Information supplied =>

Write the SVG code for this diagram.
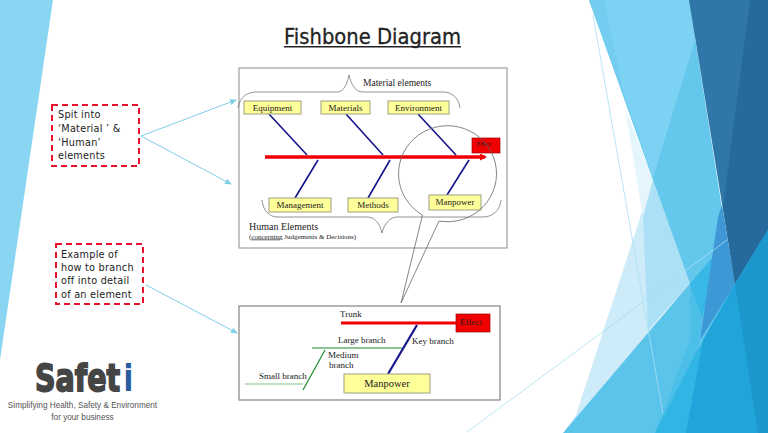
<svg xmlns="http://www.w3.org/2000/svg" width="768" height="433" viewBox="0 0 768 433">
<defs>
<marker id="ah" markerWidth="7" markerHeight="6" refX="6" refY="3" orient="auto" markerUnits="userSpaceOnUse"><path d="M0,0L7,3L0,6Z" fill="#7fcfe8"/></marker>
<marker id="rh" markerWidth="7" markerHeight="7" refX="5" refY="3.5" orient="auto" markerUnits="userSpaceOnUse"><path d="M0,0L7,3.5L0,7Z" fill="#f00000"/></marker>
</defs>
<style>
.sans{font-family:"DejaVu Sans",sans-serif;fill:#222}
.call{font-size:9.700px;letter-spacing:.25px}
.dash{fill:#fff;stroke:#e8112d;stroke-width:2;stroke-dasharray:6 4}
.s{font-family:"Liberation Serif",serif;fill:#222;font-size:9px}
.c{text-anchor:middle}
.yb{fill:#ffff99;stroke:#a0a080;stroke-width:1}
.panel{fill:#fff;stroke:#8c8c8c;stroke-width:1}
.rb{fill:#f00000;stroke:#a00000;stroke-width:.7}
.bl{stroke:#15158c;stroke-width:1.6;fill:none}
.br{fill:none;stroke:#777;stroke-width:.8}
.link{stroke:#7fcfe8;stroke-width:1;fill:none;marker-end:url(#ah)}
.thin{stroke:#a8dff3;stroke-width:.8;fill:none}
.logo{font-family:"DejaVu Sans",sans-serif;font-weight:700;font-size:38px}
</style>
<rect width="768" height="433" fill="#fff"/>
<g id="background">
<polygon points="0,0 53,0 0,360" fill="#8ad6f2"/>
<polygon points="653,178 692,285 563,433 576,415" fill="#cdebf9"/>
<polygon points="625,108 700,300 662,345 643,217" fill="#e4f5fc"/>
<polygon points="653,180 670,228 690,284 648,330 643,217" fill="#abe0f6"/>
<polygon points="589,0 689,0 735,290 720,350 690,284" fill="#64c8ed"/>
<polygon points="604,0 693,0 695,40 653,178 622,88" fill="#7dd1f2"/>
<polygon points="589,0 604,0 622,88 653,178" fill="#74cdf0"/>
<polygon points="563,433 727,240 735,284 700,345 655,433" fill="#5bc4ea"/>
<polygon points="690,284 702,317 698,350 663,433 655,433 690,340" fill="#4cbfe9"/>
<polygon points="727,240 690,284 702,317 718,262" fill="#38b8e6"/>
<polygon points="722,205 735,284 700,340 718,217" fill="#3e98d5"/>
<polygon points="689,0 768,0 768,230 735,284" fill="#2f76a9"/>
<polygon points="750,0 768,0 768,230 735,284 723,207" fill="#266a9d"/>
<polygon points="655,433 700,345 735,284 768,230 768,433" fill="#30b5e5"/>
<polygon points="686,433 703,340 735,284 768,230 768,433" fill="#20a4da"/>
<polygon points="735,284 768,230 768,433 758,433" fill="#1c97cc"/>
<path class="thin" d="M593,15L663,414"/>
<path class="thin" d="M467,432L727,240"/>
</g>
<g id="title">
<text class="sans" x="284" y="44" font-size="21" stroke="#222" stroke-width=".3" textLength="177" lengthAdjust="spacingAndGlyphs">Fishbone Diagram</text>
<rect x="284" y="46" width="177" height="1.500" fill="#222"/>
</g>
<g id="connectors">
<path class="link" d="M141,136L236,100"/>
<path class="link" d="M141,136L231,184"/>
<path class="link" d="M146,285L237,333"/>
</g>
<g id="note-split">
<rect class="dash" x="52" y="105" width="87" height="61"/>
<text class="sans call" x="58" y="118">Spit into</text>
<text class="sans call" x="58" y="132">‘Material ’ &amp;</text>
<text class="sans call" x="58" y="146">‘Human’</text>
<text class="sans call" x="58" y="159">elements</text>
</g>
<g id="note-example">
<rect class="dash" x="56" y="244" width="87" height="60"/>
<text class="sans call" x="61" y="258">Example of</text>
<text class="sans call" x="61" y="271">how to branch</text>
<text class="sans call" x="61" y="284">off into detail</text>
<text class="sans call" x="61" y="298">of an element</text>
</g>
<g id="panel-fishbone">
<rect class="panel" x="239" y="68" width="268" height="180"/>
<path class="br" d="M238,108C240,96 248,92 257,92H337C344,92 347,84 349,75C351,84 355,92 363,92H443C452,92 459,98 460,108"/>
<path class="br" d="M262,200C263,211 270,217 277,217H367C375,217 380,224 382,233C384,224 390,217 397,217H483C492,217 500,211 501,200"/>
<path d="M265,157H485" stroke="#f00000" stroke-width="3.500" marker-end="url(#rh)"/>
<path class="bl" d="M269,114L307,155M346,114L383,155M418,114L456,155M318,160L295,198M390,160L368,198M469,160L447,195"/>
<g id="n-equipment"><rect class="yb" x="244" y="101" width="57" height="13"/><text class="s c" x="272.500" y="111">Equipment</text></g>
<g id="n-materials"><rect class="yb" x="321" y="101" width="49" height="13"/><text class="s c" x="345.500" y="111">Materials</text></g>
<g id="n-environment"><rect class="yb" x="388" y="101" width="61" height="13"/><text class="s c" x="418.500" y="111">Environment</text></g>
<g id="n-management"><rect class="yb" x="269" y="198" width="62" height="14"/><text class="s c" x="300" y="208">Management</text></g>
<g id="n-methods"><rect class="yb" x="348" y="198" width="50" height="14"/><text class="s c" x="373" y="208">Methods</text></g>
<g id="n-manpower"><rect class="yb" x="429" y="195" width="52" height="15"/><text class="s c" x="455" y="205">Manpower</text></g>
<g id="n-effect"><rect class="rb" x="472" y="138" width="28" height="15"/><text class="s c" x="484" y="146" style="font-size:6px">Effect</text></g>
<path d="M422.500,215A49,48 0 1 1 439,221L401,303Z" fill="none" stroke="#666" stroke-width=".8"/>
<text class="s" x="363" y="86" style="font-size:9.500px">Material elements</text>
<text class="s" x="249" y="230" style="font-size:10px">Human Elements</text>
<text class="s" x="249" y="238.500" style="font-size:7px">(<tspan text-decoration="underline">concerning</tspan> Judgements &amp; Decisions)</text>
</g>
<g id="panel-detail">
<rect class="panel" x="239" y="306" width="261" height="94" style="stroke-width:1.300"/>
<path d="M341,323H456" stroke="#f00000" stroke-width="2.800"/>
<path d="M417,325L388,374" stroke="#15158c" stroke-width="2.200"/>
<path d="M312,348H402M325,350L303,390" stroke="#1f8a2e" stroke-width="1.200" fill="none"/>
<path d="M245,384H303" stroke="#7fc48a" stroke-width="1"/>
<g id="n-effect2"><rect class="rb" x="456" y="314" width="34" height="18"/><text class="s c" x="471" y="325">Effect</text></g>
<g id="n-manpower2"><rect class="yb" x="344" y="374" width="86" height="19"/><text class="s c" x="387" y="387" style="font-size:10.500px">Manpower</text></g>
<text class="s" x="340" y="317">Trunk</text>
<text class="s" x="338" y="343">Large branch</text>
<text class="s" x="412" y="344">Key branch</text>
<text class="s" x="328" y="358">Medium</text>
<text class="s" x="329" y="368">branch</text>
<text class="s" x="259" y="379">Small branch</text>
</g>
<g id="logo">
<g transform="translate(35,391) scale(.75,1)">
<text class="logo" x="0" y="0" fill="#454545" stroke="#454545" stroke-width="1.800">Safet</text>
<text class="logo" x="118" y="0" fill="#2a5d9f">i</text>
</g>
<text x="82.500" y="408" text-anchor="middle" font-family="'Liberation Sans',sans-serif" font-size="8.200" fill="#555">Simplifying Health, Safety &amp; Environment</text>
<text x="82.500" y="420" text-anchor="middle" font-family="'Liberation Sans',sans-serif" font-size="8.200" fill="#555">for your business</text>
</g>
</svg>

Aim of the exercise =>
Reproduce the whole listing exactly, but not the images in it.

Task response =>
Write the SVG code for this diagram.
<svg xmlns="http://www.w3.org/2000/svg" width="768" height="433" viewBox="0 0 768 433">
<defs>
<marker id="ah" markerWidth="7" markerHeight="6" refX="6" refY="3" orient="auto" markerUnits="userSpaceOnUse"><path d="M0,0L7,3L0,6Z" fill="#7fcfe8"/></marker>
<marker id="rh" markerWidth="7" markerHeight="7" refX="5" refY="3.5" orient="auto" markerUnits="userSpaceOnUse"><path d="M0,0L7,3.5L0,7Z" fill="#f00000"/></marker>
</defs>
<style>
.sans{font-family:"DejaVu Sans",sans-serif;fill:#222}
.call{font-size:9.700px;letter-spacing:.25px}
.dash{fill:#fff;stroke:#e8112d;stroke-width:2;stroke-dasharray:6 4}
.s{font-family:"Liberation Serif",serif;fill:#222;font-size:9px}
.c{text-anchor:middle}
.yb{fill:#ffff99;stroke:#a0a080;stroke-width:1}
.panel{fill:#fff;stroke:#8c8c8c;stroke-width:1}
.rb{fill:#f00000;stroke:#a00000;stroke-width:.7}
.bl{stroke:#15158c;stroke-width:1.6;fill:none}
.br{fill:none;stroke:#777;stroke-width:.8}
.link{stroke:#7fcfe8;stroke-width:1;fill:none;marker-end:url(#ah)}
.thin{stroke:#a8dff3;stroke-width:.8;fill:none}
.logo{font-family:"DejaVu Sans",sans-serif;font-weight:700;font-size:38px}
</style>
<rect width="768" height="433" fill="#fff"/>
<g id="background">
<polygon points="0,0 53,0 0,360" fill="#8ad6f2"/>
<polygon points="653,178 692,285 563,433 576,415" fill="#cdebf9"/>
<polygon points="625,108 700,300 662,345 643,217" fill="#e4f5fc"/>
<polygon points="653,180 670,228 690,284 648,330 643,217" fill="#abe0f6"/>
<polygon points="589,0 689,0 735,290 720,350 690,284" fill="#64c8ed"/>
<polygon points="604,0 693,0 695,40 653,178 622,88" fill="#7dd1f2"/>
<polygon points="589,0 604,0 622,88 653,178" fill="#74cdf0"/>
<polygon points="563,433 727,240 735,284 700,345 655,433" fill="#5bc4ea"/>
<polygon points="690,284 702,317 698,350 663,433 655,433 690,340" fill="#4cbfe9"/>
<polygon points="727,240 690,284 702,317 718,262" fill="#38b8e6"/>
<polygon points="722,205 735,284 700,340 718,217" fill="#3e98d5"/>
<polygon points="689,0 768,0 768,230 735,284" fill="#2f76a9"/>
<polygon points="750,0 768,0 768,230 735,284 723,207" fill="#266a9d"/>
<polygon points="655,433 700,345 735,284 768,230 768,433" fill="#30b5e5"/>
<polygon points="686,433 703,340 735,284 768,230 768,433" fill="#20a4da"/>
<polygon points="735,284 768,230 768,433 758,433" fill="#1c97cc"/>
<path class="thin" d="M593,15L663,414"/>
<path class="thin" d="M467,432L727,240"/>
</g>
<g id="title">
<text class="sans" x="284" y="44" font-size="21" stroke="#222" stroke-width=".3" textLength="177" lengthAdjust="spacingAndGlyphs">Fishbone Diagram</text>
<rect x="284" y="46" width="177" height="1.500" fill="#222"/>
</g>
<g id="connectors">
<path class="link" d="M141,136L236,100"/>
<path class="link" d="M141,136L231,184"/>
<path class="link" d="M146,285L237,333"/>
</g>
<g id="note-split">
<rect class="dash" x="52" y="105" width="87" height="61"/>
<text class="sans call" x="58" y="118">Spit into</text>
<text class="sans call" x="58" y="132">‘Material ’ &amp;</text>
<text class="sans call" x="58" y="146">‘Human’</text>
<text class="sans call" x="58" y="159">elements</text>
</g>
<g id="note-example">
<rect class="dash" x="56" y="244" width="87" height="60"/>
<text class="sans call" x="61" y="258">Example of</text>
<text class="sans call" x="61" y="271">how to branch</text>
<text class="sans call" x="61" y="284">off into detail</text>
<text class="sans call" x="61" y="298">of an element</text>
</g>
<g id="panel-fishbone">
<rect class="panel" x="239" y="68" width="268" height="180"/>
<path class="br" d="M238,108C240,96 248,92 257,92H337C344,92 347,84 349,75C351,84 355,92 363,92H443C452,92 459,98 460,108"/>
<path class="br" d="M262,200C263,211 270,217 277,217H367C375,217 380,224 382,233C384,224 390,217 397,217H483C492,217 500,211 501,200"/>
<path d="M265,157H485" stroke="#f00000" stroke-width="3.500" marker-end="url(#rh)"/>
<path class="bl" d="M269,114L307,155M346,114L383,155M418,114L456,155M318,160L295,198M390,160L368,198M469,160L447,195"/>
<g id="n-equipment"><rect class="yb" x="244" y="101" width="57" height="13"/><text class="s c" x="272.500" y="111">Equipment</text></g>
<g id="n-materials"><rect class="yb" x="321" y="101" width="49" height="13"/><text class="s c" x="345.500" y="111">Materials</text></g>
<g id="n-environment"><rect class="yb" x="388" y="101" width="61" height="13"/><text class="s c" x="418.500" y="111">Environment</text></g>
<g id="n-management"><rect class="yb" x="269" y="198" width="62" height="14"/><text class="s c" x="300" y="208">Management</text></g>
<g id="n-methods"><rect class="yb" x="348" y="198" width="50" height="14"/><text class="s c" x="373" y="208">Methods</text></g>
<g id="n-manpower"><rect class="yb" x="429" y="195" width="52" height="15"/><text class="s c" x="455" y="205">Manpower</text></g>
<g id="n-effect"><rect class="rb" x="472" y="138" width="28" height="15"/><text class="s c" x="484" y="146" style="font-size:6px">Effect</text></g>
<path d="M422.500,215A49,48 0 1 1 439,221L401,303Z" fill="none" stroke="#666" stroke-width=".8"/>
<text class="s" x="363" y="86" style="font-size:9.500px">Material elements</text>
<text class="s" x="249" y="230" style="font-size:10px">Human Elements</text>
<text class="s" x="249" y="238.500" style="font-size:7px">(<tspan text-decoration="underline">concerning</tspan> Judgements &amp; Decisions)</text>
</g>
<g id="panel-detail">
<rect class="panel" x="239" y="306" width="261" height="94" style="stroke-width:1.300"/>
<path d="M341,323H456" stroke="#f00000" stroke-width="2.800"/>
<path d="M417,325L388,374" stroke="#15158c" stroke-width="2.200"/>
<path d="M312,348H402M325,350L303,390" stroke="#1f8a2e" stroke-width="1.200" fill="none"/>
<path d="M245,384H303" stroke="#7fc48a" stroke-width="1"/>
<g id="n-effect2"><rect class="rb" x="456" y="314" width="34" height="18"/><text class="s c" x="471" y="325">Effect</text></g>
<g id="n-manpower2"><rect class="yb" x="344" y="374" width="86" height="19"/><text class="s c" x="387" y="387" style="font-size:10.500px">Manpower</text></g>
<text class="s" x="340" y="317">Trunk</text>
<text class="s" x="338" y="343">Large branch</text>
<text class="s" x="412" y="344">Key branch</text>
<text class="s" x="328" y="358">Medium</text>
<text class="s" x="329" y="368">branch</text>
<text class="s" x="259" y="379">Small branch</text>
</g>
<g id="logo">
<g transform="translate(35,391) scale(.75,1)">
<text class="logo" x="0" y="0" fill="#454545" stroke="#454545" stroke-width="1.800">Safet</text>
<text class="logo" x="118" y="0" fill="#2a5d9f">i</text>
</g>
<text x="82.500" y="408" text-anchor="middle" font-family="'Liberation Sans',sans-serif" font-size="8.200" fill="#555">Simplifying Health, Safety &amp; Environment</text>
<text x="82.500" y="420" text-anchor="middle" font-family="'Liberation Sans',sans-serif" font-size="8.200" fill="#555">for your business</text>
</g>
</svg>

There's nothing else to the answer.